We then replace every $x$ and $y$ in the original equation with its new $x'$ and $y'$ version. This step takes a *lot* of careful multiplying and adding of terms, but the cool thing is that the $x'y'$ term completely disappears!
After all that work, our equation becomes much simpler in terms of $x'$ and $y'$:
$2(x')^2 + 10(y')^2 - 12x' + 100y' + 168 = 0$.

3. **Make it neat and tidy (Standard Form):**
Now that our ellipse is untitlted, we want to write its equation in its "standard form," which helps us easily see its center and how stretched it is.
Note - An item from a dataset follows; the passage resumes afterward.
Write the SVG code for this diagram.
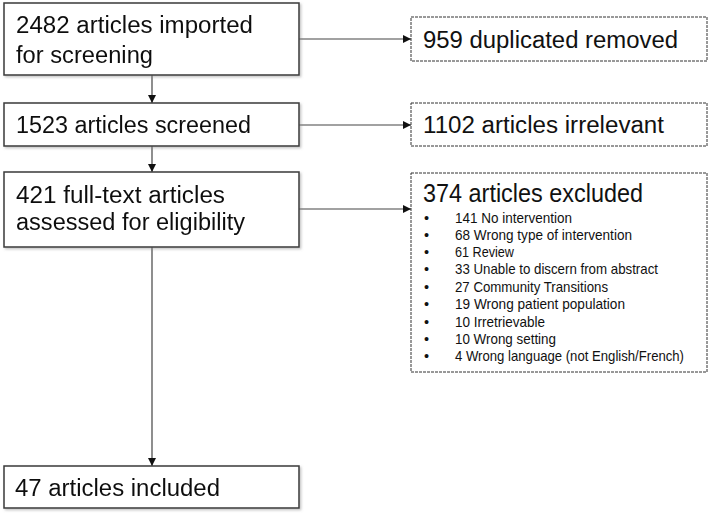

We use a trick called "completing the square" for the $x'$ and $y'$ parts.
* For the $x'$ terms: $2(x'^2 - 6x')$. I know that $x'^2 - 6x' + 9$ is $(x'-3)^2$. So, I write $2(x'^2 - 6x' + 9) - 2 \times 9$ to keep things balanced.
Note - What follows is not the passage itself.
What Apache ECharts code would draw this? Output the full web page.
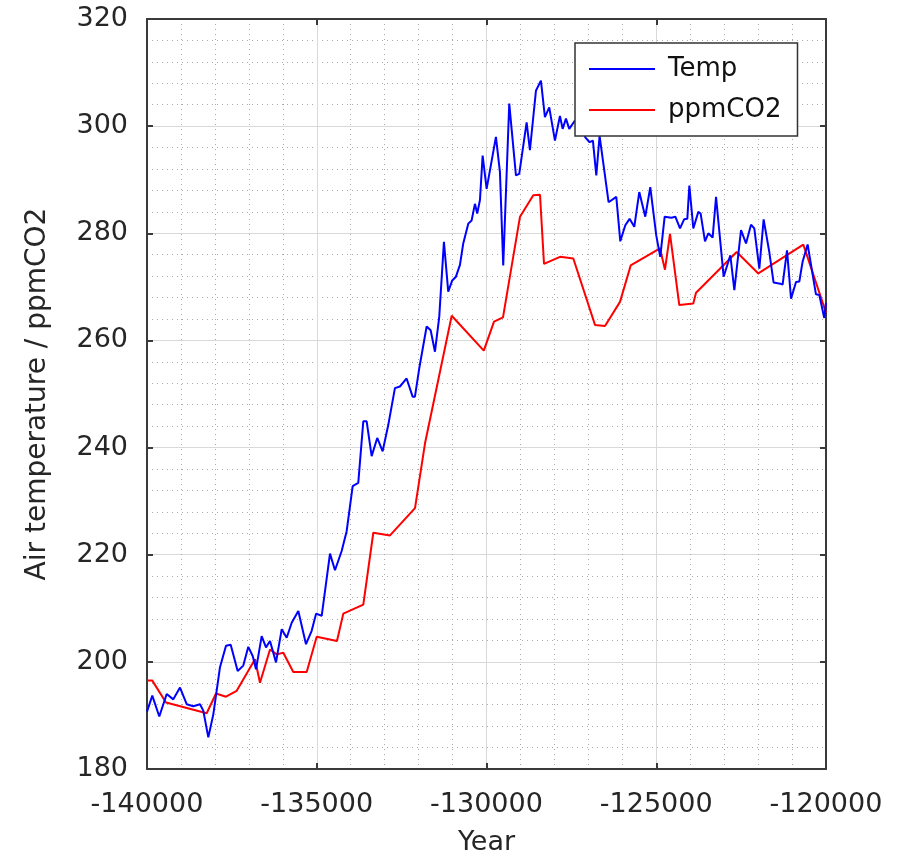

* For the $y'$ terms: $10(y'^2 + 10y')$. I know that $y'^2 + 10y' + 25$ is $(y'+5)^2$. So, I write $10(y'^2 + 10y' + 25) - 10 \times 25$ to keep things balanced.
Putting it all together:
$2(x'-3)^2 - 18 + 10(y'+5)^2 - 250 + 168 = 0$
Next, I combine all the plain numbers: $-18 - 250 + 168 = -100$.
So, the equation is: $2(x'-3)^2 + 10(y'+5)^2 - 100 = 0$.
Move the $-100$ to the other side to make it positive:
$2(x'-3)^2 + 10(y'+5)^2 = 100$.
Finally, for the standard form of an ellipse, we need a '1' on the right side. So, I divide *every* part of the equation by 100:
$\frac{2(x'-3)^2}{100} + \frac{10(y'+5)^2}{100} = \frac{100}{100}$
This simplifies to:
$\frac{(x'-3)^2}{50} + \frac{(y'+5)^2}{10} = 1$.
This is the neat, standard form for our tilted ellipse!